## [Exercise details]
Produce nothing but an exact copy of the lines from the one containing "Convert this chart" through the one containing "import pandas as pd", and do not carry over pictures.

## [Entries]
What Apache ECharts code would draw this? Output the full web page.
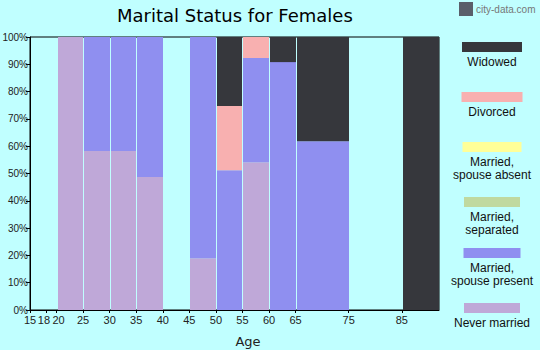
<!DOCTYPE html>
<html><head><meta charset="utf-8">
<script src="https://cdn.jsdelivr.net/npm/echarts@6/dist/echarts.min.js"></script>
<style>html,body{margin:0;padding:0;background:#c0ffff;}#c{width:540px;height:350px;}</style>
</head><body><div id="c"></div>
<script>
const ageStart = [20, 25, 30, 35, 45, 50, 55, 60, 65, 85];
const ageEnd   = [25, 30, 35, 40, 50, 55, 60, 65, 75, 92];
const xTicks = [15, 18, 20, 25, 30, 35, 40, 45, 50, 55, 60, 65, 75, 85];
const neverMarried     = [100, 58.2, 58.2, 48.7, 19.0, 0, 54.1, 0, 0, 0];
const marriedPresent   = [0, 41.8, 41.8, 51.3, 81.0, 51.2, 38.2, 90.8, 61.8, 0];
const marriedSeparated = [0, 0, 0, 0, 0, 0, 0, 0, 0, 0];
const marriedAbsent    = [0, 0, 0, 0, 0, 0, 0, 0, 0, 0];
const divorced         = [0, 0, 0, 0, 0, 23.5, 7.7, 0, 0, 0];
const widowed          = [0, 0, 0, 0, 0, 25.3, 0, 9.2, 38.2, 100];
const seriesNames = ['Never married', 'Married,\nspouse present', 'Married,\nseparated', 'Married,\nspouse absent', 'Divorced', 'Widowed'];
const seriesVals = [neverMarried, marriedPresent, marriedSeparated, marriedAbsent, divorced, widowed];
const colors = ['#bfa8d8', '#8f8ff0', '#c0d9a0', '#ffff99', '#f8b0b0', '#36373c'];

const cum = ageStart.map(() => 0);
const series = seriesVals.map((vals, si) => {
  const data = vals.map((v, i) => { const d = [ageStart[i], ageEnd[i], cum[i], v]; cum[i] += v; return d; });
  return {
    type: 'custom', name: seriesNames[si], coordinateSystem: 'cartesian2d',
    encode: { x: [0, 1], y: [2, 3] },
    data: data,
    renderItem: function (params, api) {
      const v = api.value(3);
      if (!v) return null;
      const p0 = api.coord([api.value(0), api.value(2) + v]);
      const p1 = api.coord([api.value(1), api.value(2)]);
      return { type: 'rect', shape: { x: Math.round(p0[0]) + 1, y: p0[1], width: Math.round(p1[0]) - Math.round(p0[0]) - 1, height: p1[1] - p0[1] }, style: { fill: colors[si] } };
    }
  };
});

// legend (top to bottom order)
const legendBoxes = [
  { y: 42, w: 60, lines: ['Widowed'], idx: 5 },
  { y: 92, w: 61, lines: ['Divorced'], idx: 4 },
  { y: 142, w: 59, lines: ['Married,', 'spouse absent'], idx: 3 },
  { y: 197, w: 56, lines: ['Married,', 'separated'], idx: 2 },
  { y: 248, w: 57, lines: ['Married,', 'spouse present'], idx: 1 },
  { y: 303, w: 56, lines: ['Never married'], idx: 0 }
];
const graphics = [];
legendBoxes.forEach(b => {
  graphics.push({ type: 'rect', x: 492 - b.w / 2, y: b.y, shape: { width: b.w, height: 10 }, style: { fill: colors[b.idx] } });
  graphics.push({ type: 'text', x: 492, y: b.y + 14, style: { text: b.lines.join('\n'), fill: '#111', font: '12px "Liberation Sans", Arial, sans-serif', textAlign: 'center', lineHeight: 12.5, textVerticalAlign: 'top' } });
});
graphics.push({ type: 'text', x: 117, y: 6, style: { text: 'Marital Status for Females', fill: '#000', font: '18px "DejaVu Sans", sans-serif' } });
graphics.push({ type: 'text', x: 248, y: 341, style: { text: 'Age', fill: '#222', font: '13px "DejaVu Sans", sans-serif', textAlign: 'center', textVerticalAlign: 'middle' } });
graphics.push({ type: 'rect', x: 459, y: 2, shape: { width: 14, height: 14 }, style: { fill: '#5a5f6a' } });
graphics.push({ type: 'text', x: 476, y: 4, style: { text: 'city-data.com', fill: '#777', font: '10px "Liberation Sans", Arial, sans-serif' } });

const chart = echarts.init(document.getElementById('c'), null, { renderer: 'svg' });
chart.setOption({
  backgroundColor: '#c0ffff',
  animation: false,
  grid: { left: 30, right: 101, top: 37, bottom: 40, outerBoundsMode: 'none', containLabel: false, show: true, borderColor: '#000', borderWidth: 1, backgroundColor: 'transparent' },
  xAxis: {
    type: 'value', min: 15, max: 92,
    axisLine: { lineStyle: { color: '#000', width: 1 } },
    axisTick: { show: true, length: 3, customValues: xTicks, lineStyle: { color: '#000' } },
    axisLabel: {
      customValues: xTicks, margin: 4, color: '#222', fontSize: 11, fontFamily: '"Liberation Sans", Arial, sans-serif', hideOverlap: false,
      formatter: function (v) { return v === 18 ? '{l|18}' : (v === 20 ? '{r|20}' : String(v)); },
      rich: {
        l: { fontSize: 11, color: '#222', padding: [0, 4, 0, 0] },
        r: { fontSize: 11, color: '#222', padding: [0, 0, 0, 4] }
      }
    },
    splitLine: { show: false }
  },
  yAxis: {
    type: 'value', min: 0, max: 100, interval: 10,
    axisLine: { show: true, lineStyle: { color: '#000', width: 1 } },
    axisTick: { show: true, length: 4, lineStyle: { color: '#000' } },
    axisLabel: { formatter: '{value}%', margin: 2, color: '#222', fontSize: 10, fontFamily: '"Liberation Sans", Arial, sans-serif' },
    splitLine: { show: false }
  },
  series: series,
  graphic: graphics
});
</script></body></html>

==

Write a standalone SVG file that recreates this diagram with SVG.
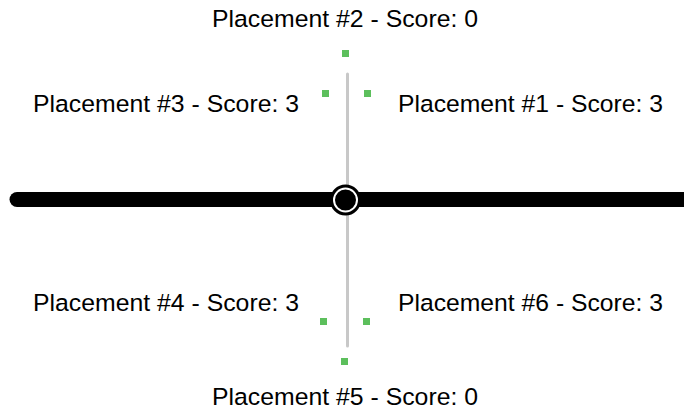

* * *

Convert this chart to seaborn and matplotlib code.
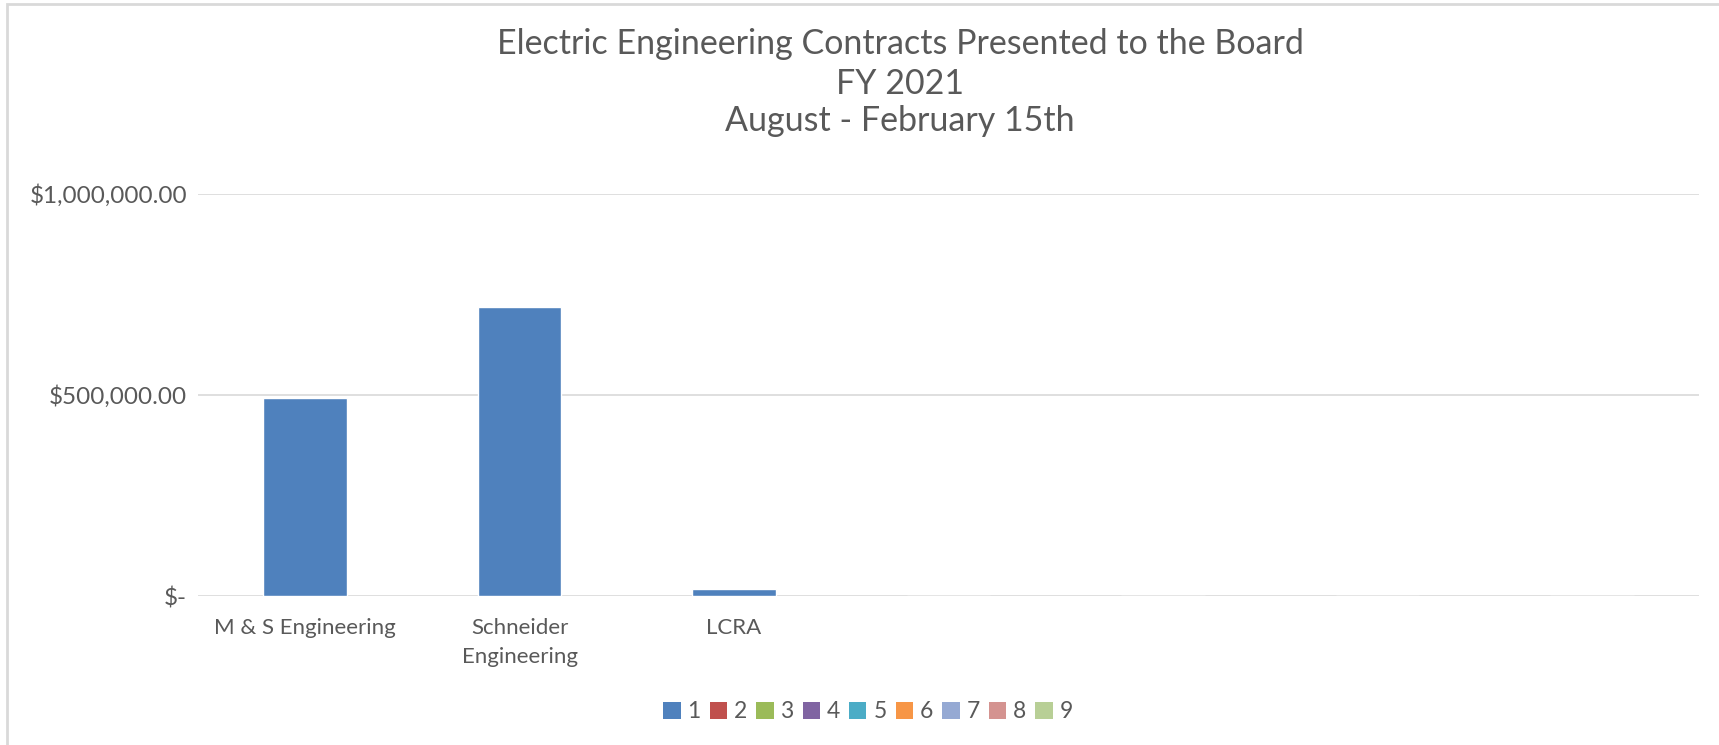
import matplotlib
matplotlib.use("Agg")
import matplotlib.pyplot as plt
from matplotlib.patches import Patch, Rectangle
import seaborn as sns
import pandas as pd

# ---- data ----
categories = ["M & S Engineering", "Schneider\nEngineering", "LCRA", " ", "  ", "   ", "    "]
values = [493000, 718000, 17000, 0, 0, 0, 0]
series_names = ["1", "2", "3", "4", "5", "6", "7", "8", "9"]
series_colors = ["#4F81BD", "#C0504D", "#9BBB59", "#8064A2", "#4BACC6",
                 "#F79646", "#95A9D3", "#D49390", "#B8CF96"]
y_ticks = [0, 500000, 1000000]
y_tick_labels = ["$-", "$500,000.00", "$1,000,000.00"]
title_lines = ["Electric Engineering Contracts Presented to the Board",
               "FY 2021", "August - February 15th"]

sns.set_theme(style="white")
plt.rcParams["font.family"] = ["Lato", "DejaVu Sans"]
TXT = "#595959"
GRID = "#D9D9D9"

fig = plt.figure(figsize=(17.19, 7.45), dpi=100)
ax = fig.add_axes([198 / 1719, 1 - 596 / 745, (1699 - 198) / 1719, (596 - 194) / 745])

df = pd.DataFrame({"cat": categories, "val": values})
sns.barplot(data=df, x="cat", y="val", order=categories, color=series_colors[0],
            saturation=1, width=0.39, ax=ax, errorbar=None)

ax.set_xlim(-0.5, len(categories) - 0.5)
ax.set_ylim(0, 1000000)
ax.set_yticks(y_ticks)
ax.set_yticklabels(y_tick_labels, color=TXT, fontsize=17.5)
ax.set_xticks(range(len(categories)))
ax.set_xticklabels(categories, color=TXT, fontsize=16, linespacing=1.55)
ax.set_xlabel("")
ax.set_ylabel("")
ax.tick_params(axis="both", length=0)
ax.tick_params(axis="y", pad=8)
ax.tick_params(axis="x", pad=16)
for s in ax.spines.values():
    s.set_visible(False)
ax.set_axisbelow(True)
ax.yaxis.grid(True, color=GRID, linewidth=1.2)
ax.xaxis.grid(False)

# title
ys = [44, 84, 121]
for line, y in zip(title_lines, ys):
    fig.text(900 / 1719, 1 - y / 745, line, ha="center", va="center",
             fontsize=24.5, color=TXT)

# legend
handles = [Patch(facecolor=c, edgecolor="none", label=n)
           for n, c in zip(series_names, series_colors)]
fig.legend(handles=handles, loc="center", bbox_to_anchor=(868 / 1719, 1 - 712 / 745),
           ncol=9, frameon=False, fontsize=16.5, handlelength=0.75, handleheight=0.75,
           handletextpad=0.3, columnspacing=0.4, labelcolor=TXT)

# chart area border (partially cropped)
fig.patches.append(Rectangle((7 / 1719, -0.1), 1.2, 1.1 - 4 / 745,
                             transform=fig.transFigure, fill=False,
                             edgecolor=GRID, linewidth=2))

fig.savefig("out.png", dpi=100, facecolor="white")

## [Exercise result]
Convert this chart to seaborn and matplotlib code.
import matplotlib
matplotlib.use("Agg")
import matplotlib.pyplot as plt
from matplotlib.patches import Patch, Rectangle
import seaborn as sns
import pandas as pd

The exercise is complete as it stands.